Speaking on a campaign visit in Warwickshire, Liberal Democrat leader Sir Ed Davey said he did not have Sky TV as a child.
Asked what he had been deprived of growing up, Sir Ed said: "I lost my father when I was four and my mum was so fantastic she managed to make up for that.
"She didn’t have that much money... and I remember my mum making me walk up the hill to go to Costcutter where coffee was two pence cheaper.”
Sky Television was launched in 1989, when Mr Sunak was eight years old. Within a year of its launch Sky claimed to reach one million households in the UK, reaching six million subscribers by the end of the 1990s.
Its popularity soared after Sky Sports won the rights to show live Premier League football games in 1992.
Sky’s channels were initially free to anyone who paid for a dish and set-top box, with subscription packages introduced a few years later.
Mr Sunak, 44, worked as a hedge fund manager before he became an MP and was the first front-line politician to feature in the Sunday Times' annual rich list in its 35-year history.
However, most of the family's wealth comes from his wife's shareholding in IT giant Infosys, which was co-founded by her father.
Ms Murty's finances were thrust into the spotlight in 2022, when Mr Sunak was chancellor, when it emerged she had non-dom status, which allows people living in the UK to avoid paying UK tax on money made abroad.
She later said she would start paying UK tax on her overseas earnings.
The ITV interview, which is being broadcast in full later, was recorded on 6 June, after the PM attended D-Day commemorations in France.
Mr Sunak faced criticism for leaving the event to mark the 80th anniversary of the Normandy landings early.
He attended a British event at Ver sur Mer but left before an international commemoration attended by world leaders including US President Joe Biden, with Foreign Secretary Lord Cameron deputising for him.
Labour leader Sir Keir Starmer stayed at the event until the end.
Following a backlash, Mr Sunak apologised on Friday, saying that "on reflection" it was a mistake not to attend the whole event.
It later emerged that on his return to the UK, the PM filmed the interview with ITV.
Mr Sunak said his itinerary for D-Day had been set "weeks ago".
In a clip released by ITV News, which appears to show the PM chatting to journalist Paul Brand before the formal interview starts, Mr Sunak apologises for being late, saying the event in Normandy "ran over".
"It was incredible. But it just ran over," he said, adding that he had met "lots of veterans" and "spoke to almost everyone that was there".
It comes after Mr Sunak launched the Conservative Party manifesto on Tuesday, with a promise to cut taxes further.

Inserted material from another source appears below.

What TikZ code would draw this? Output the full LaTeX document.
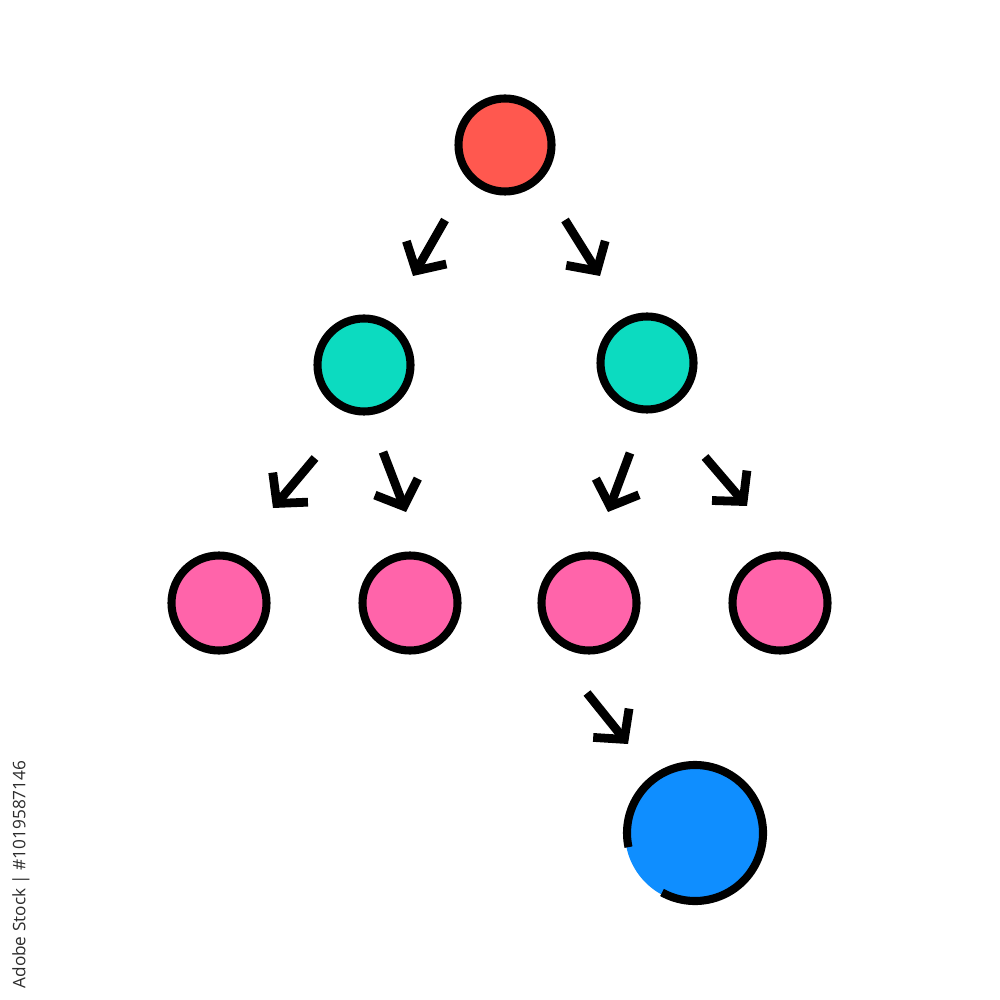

He warned against handing Labour leader Sir Keir Starmer "a blank cheque, when he hasn’t said what he’ll buy with it or how much it’s going to cost you".
Meanwhile, Defence Secretary Grant Shapps has suggested the Tories are "fighting for every single seat in this country" to avoid Labour securing a "supermajority" even bigger than the 1997 landslide under Tony Blair.
He told Times Radio that if "power was in someway unchecked, it would be very bad news for people in this country".